One of the most difficult situations I've been in as a clergy person, is consulting with family members as a terminally ill loved one awaits a decision about a medical procedure. Unless there is a living will, or the person has clearly communicated their wishes and expectations, the family decision can be both agonizing and conflictive. Even when the wishes of the ill person are known, the decision can be difficult. As we always hold out hope for miracles for our loved ones, and since we generally want to hold onto them as long as possible, the pressure to do everything imaginable to extend life is enormous. Furthermore, the medical system often encourages our anxiety. Expensive technology and advances in surgical and other techniques beg to be used, even with end of life patients who might prefer to avoid them. Without a patient advocate to say "no," most hospitals will use every option at their disposal to extend care and life, especially if one has the means of paying for it. After all, their business is extending life and they are a business.
On one occasion where I was present, the person who was ill had asked not to be resuscitated.

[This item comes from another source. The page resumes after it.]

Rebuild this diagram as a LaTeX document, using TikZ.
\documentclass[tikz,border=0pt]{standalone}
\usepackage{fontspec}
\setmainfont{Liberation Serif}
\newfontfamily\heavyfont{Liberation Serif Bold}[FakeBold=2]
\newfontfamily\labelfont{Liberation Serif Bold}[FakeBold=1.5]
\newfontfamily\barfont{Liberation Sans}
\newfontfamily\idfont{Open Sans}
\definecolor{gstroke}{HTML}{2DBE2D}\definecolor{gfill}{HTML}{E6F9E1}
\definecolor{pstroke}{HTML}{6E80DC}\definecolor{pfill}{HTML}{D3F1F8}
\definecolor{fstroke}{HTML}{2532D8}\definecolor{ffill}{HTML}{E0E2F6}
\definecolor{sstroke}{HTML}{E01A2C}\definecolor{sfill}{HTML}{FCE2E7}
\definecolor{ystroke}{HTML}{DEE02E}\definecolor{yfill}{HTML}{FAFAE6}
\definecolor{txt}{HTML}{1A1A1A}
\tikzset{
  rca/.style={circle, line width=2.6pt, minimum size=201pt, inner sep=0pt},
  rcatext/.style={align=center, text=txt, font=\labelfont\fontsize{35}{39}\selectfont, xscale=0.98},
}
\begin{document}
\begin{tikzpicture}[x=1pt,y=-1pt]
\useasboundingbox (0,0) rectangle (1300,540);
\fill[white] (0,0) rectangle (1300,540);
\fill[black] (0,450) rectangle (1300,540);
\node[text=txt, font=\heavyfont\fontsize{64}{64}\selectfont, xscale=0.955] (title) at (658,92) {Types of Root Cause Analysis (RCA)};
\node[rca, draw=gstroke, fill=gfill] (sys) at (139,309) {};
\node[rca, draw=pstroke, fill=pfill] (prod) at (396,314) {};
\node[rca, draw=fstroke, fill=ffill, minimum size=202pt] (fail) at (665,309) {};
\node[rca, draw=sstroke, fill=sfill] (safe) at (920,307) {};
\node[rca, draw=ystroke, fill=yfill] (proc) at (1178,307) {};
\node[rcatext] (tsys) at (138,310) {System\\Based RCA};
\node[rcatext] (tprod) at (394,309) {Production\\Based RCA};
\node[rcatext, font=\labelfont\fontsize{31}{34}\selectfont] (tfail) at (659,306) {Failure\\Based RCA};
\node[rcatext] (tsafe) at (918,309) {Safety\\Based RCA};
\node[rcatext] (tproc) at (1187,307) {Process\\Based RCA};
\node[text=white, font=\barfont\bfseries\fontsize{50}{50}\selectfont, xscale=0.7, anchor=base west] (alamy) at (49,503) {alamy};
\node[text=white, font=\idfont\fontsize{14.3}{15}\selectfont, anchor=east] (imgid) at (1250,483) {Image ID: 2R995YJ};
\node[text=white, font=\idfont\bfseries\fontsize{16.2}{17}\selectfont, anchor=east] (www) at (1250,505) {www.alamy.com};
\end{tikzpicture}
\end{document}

He had it in writing. Nevertheless, when his vitals failed, at the insistence of a frightened family member, he was resuscitated! He lived another four or five months, in misery, in nursing care miles from his home, where his elderly wife found it hard to visit.

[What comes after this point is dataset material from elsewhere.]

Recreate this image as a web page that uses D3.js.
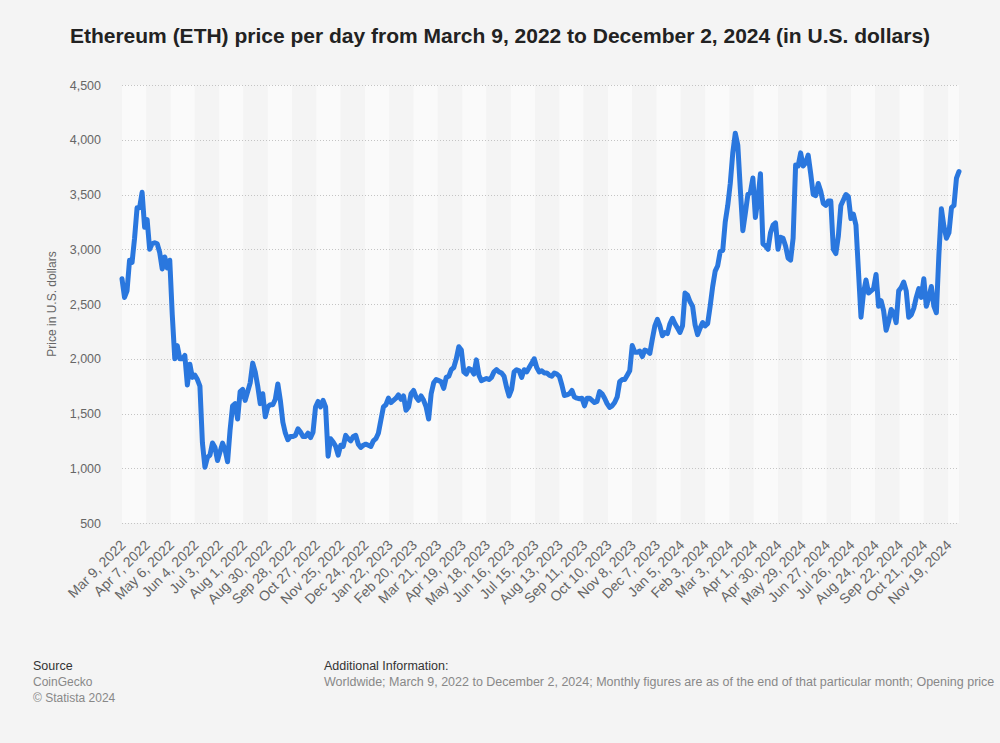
<!DOCTYPE html>
<html>
<head>
<meta charset="utf-8">
<script src="https://cdn.jsdelivr.net/npm/d3@7"></script>
<style>
  html, body { margin: 0; padding: 0; background: #f4f4f4; }
  svg { display: block; font-family: "Liberation Sans", Arial, sans-serif; }
</style>
</head>
<body>
<svg id="chart" width="1000" height="743"></svg>
<script>
// ---------------- DATA ----------------
const startDate = "2022-03-09";
const stepDays = 3; // one reading every 3 days, starting March 9, 2022, ending December 2, 2024

// ETH price (USD), every 3 days
const prices = [
  2730, 2560, 2620, 2900, 2880, 3100, 3380, 3380, 3520, 3200,
  3270, 3000, 3050, 3060, 3050, 2970, 2820, 2930, 2830, 2900,
  2400, 2000, 2120, 2000, 2000, 2030, 1760, 1950, 1830, 1850,
  1810, 1750, 1230, 1010, 1100, 1120, 1230, 1190, 1070, 1150,
  1230, 1170, 1060, 1350, 1570, 1590, 1450, 1700, 1720, 1620,
  1700, 1780, 1960, 1880, 1750, 1590, 1680, 1470, 1560, 1580,
  1580, 1630, 1770, 1620, 1420, 1320, 1260, 1290, 1290, 1300,
  1360, 1330, 1290, 1290, 1320, 1280, 1330, 1560, 1610, 1560,
  1620, 1560, 1110, 1270, 1240, 1200, 1120, 1210, 1200, 1300,
  1270, 1250, 1290, 1300, 1220, 1190, 1210, 1220, 1210, 1200,
  1250, 1270, 1320, 1440, 1560, 1580, 1640, 1600, 1620, 1640,
  1670, 1630, 1660, 1530, 1560, 1680, 1710, 1650, 1620, 1660,
  1620, 1560, 1450, 1680, 1780, 1810, 1800, 1790, 1730, 1830,
  1840, 1900, 1920, 2000, 2110, 2080, 1880, 1860, 1910, 1900,
  1860, 1990, 1850, 1800, 1810, 1820, 1810, 1830, 1880, 1900,
  1880, 1870, 1840, 1740, 1660, 1720, 1880, 1900, 1890, 1830,
  1900, 1880, 1920, 1960, 2000, 1920, 1880, 1890, 1870, 1870,
  1850, 1840, 1870, 1860, 1840, 1760, 1665, 1670, 1680, 1710,
  1650, 1640, 1635, 1640, 1570, 1640, 1640, 1620, 1600, 1610,
  1700, 1680, 1640, 1590, 1555, 1570, 1600, 1650, 1790, 1810,
  1810, 1850, 1890, 2120, 2060, 2060, 2070, 2020, 2080, 2070,
  2050, 2180, 2300, 2360, 2300, 2210, 2240, 2230, 2320, 2370,
  2320, 2280, 2240, 2300, 2600, 2580, 2520, 2480, 2310, 2220,
  2280, 2330, 2300, 2320, 2480, 2660, 2800, 2850, 2980, 2990,
  3250, 3400, 3600, 3880, 4060, 3950, 3550, 3170, 3330, 3500,
  3520, 3650, 3290, 3460, 3690, 3050, 3030, 3000, 3150, 3220,
  3240, 3000, 3110, 3100, 3030, 2920, 2900, 3100, 3770, 3760,
  3880, 3760, 3790, 3860, 3690, 3500, 3490, 3600, 3530, 3420,
  3400, 3440, 3440, 3000, 2960, 3120, 3400, 3450, 3500, 3480,
  3280, 3320, 3220, 2800, 2380, 2600, 2720, 2600, 2620, 2640,
  2770, 2480, 2530, 2440, 2260, 2340, 2450, 2420, 2330, 2620,
  2650, 2700, 2620, 2380, 2400, 2460, 2560, 2640, 2560, 2730,
  2480, 2560, 2660, 2480, 2420, 2950, 3370, 3210, 3100, 3150,
  3380, 3400, 3650, 3710
];

const yTicks = [500, 1000, 1500, 2000, 2500, 3000, 3500, 4000, 4500];

const xTickStepDays = 29;
const xTickLabels = [
  "Mar 9, 2022", "Apr 7, 2022", "May 6, 2022", "Jun 4, 2022", "Jul 3, 2022",
  "Aug 1, 2022", "Aug 30, 2022", "Sep 28, 2022", "Oct 27, 2022", "Nov 25, 2022",
  "Dec 24, 2022", "Jan 22, 2023", "Feb 20, 2023", "Mar 21, 2023", "Apr 19, 2023",
  "May 18, 2023", "Jun 16, 2023", "Jul 15, 2023", "Aug 13, 2023", "Sep 11, 2023",
  "Oct 10, 2023", "Nov 8, 2023", "Dec 7, 2023", "Jan 5, 2024", "Feb 3, 2024",
  "Mar 3, 2024", "Apr 1, 2024", "Apr 30, 2024", "May 29, 2024", "Jun 27, 2024",
  "Jul 26, 2024", "Aug 24, 2024", "Sep 22, 2024", "Oct 21, 2024", "Nov 19, 2024"
];

const titleText = "Ethereum (ETH) price per day from March 9, 2022 to December 2, 2024 (in U.S. dollars)";
const yAxisTitle = "Price in U.S. dollars";
const sourceLines = ["CoinGecko", "© Statista 2024"];
const additionalInfo = "Worldwide; March 9, 2022 to December 2, 2024; Monthly figures are as of the end of that particular month; Opening price";

// ---------------- CHART ----------------
const svg = d3.select("#chart");
const W = 1000, H = 743;
const plot = { left: 122, right: 959, top: 85, bottom: 523 };

const parse = d3.utcParse("%Y-%m-%d");
const start = parse(startDate);
const series = prices.map((v, i) => ({ date: d3.utcDay.offset(start, i * stepDays), value: v }));
const end = series[series.length - 1].date;

const x = d3.scaleUtc().domain([start, end]).range([plot.left, plot.right]);
const y = d3.scaleLinear().domain([500, 4500]).range([plot.bottom, plot.top]);

svg.append("rect").attr("width", W).attr("height", H).attr("fill", "#f4f4f4");

// alternating bands
const tickDates = xTickLabels.map((_, k) => d3.utcDay.offset(start, k * xTickStepDays));
const bandEdges = tickDates.concat([end]);
svg.append("g").selectAll("rect")
  .data(tickDates)
  .join("rect")
  .attr("x", (d) => x(d))
  .attr("y", plot.top)
  .attr("width", (d, i) => x(bandEdges[i + 1]) - x(d))
  .attr("height", plot.bottom - plot.top)
  .attr("fill", (d, i) => (i % 2 === 0 ? "#fafafa" : "#f4f4f4"));

// y gridlines + labels
const yAxis = d3.axisLeft(y).tickValues(yTicks).tickSize(0).tickPadding(0)
  .tickFormat(d3.format(","));
const gy = svg.append("g").attr("transform", `translate(${plot.left - 21},0)`).call(yAxis);
gy.select(".domain").remove();
gy.selectAll("text").attr("fill", "#666").attr("font-size", "12.5px")
  .attr("font-family", "'Liberation Sans', Arial, sans-serif");

svg.append("g").selectAll("line")
  .data(yTicks)
  .join("line")
  .attr("x1", plot.left).attr("x2", plot.right)
  .attr("y1", (d) => Math.round(y(d)) + 0.5).attr("y2", (d) => Math.round(y(d)) + 0.5)
  .attr("stroke", "#c4c4c4").attr("stroke-width", 1).attr("stroke-dasharray", "1,2");

// x labels
const xAxis = d3.axisBottom(x).tickValues(tickDates).tickSize(0).tickPadding(0)
  .tickFormat((d, i) => xTickLabels[i]);
const gx = svg.append("g").attr("transform", `translate(0,${plot.bottom})`).call(xAxis);
gx.select(".domain").remove();
gx.selectAll("text")
  .attr("fill", "#666").attr("font-size", "14px")
  .attr("font-family", "'Liberation Sans', Arial, sans-serif")
  .attr("text-anchor", "end")
  .attr("dy", null).attr("y", 0)
  .attr("transform", "translate(4,23) rotate(-45)");

// line
const line = d3.line().x((d) => x(d.date)).y((d) => y(d.value));
svg.append("path")
  .datum(series)
  .attr("d", line)
  .attr("fill", "none")
  .attr("stroke", "#2a77de")
  .attr("stroke-width", 5)
  .attr("stroke-linejoin", "round")
  .attr("stroke-linecap", "round");

// titles
svg.append("text")
  .attr("x", W / 2).attr("y", 43)
  .attr("text-anchor", "middle")
  .attr("font-size", "21px").attr("font-weight", "bold").attr("fill", "#222")
  .text(titleText);

svg.append("text")
  .attr("transform", `translate(56,${(plot.top + plot.bottom) / 2}) rotate(-90)`)
  .attr("text-anchor", "middle")
  .attr("font-size", "12px").attr("fill", "#666")
  .text(yAxisTitle);

// footer
svg.append("text").attr("x", 33).attr("y", 670).attr("font-size", "12.5px").attr("fill", "#333").text("Source");
svg.append("g").selectAll("text").data(sourceLines).join("text")
  .attr("x", 33).attr("y", (d, i) => 686 + i * 16)
  .attr("font-size", "12px").attr("fill", "#888").text((d) => d);
svg.append("text").attr("x", 324).attr("y", 670).attr("font-size", "12.5px").attr("fill", "#333").text("Additional Information:");
svg.append("text").attr("x", 324).attr("y", 686).attr("font-size", "12.5px").attr("fill", "#888").text(additionalInfo);
</script>
</body>
</html>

On another occasion, a 91 year old woman had asked that there be no medical intervention of any kind in her dying process. She wanted to die in her assisted living apartment. Her family agreed. But unknowing staff at the facility sent her to the hospital at the first sign of a medical problem. It was only with the intervention of hospice that she was returned to her home, where she died happily, in peace and with dignity.

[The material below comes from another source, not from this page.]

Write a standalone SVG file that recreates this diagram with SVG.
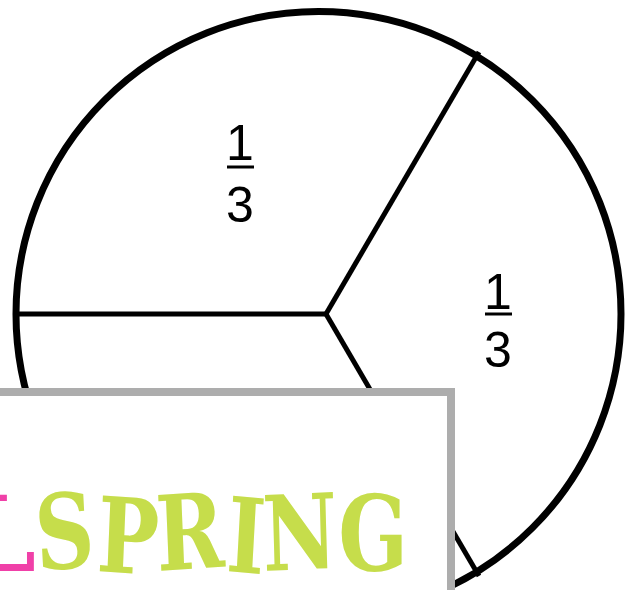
<svg xmlns="http://www.w3.org/2000/svg" width="639" height="590" viewBox="0 0 639 590">
<style>
.frac{font-family:"Liberation Sans","DejaVu Sans",sans-serif;font-size:50px;fill:#000;text-anchor:middle}
.bar{stroke:#000;stroke-width:3}
.spoke{stroke:#000;stroke-width:5;fill:none;stroke-linecap:butt}
.title{font-family:"DejaVu Serif","Liberation Serif",serif;font-weight:bold;font-size:104px}
</style>
<rect width="639" height="590" fill="#fff"/>
<g id="circle">
<circle cx="318.5" cy="314" r="302.5" fill="#fff" stroke="#000" stroke-width="7"/>
</g>
<g id="connectors">
<line class="spoke" x1="326" y1="314" x2="16" y2="314"/>
<line class="spoke" x1="326" y1="314" x2="479" y2="52"/>
<line class="spoke" x1="326" y1="314" x2="479" y2="576"/>
</g>
<g id="frac-top">
<text class="frac" x="240" y="160">1</text>
<line class="bar" x1="227" y1="167" x2="254" y2="167"/>
<text class="frac" x="240" y="222">3</text>
</g>
<g id="frac-right">
<text class="frac" x="498" y="309">1</text>
<line class="bar" x1="485" y1="314" x2="512" y2="314"/>
<text class="frac" x="498" y="367">3</text>
</g>
<g id="label-box">
<rect x="-20" y="392" width="471" height="230" fill="#fff" stroke="#adadad" stroke-width="8"/>
<text class="title" x="36" y="571" fill="#f040a8" text-anchor="end">L</text>
<text class="title" x="37" y="571" fill="#c6dd4b" textLength="371" lengthAdjust="spacingAndGlyphs" rotate="-4 3 -3 4 -2 0">SPRING</text>
</g>
</svg>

We do violence to our seniors when we don't respect their wishes about their life and death. We do violence to them with our pokes and prods, our tests and treatments, our hauling them here and there, when all they want is some peace and quiet in the presence of those who love them.
In my own experience, both my mother and my father took control of their dying experience, with the consent of family members. My father died at home. My mother died at home. One had the aid of visiting nurses, the other of hospice. Both successfully resisted interventions medical personnel wanted, but they didn't. Both embraced death as a part of life. My mother made it seem like she was going to a grand party, where she would see again all those appearing to her from the other world in the last day before she died.
In the midst of all the shouting and ranting that some call a "health care reform" debate in the U.S., and especially as we confront the distortion of "death panels," one thing seems certain. We would be better off as a people were we to recognize the natural human processes of living and dying. We should (even if Medicare doesn't pay for it) be making decisions with loved ones about wishes for the end of life. And we might work harder to keep from doing violence to those who are dying.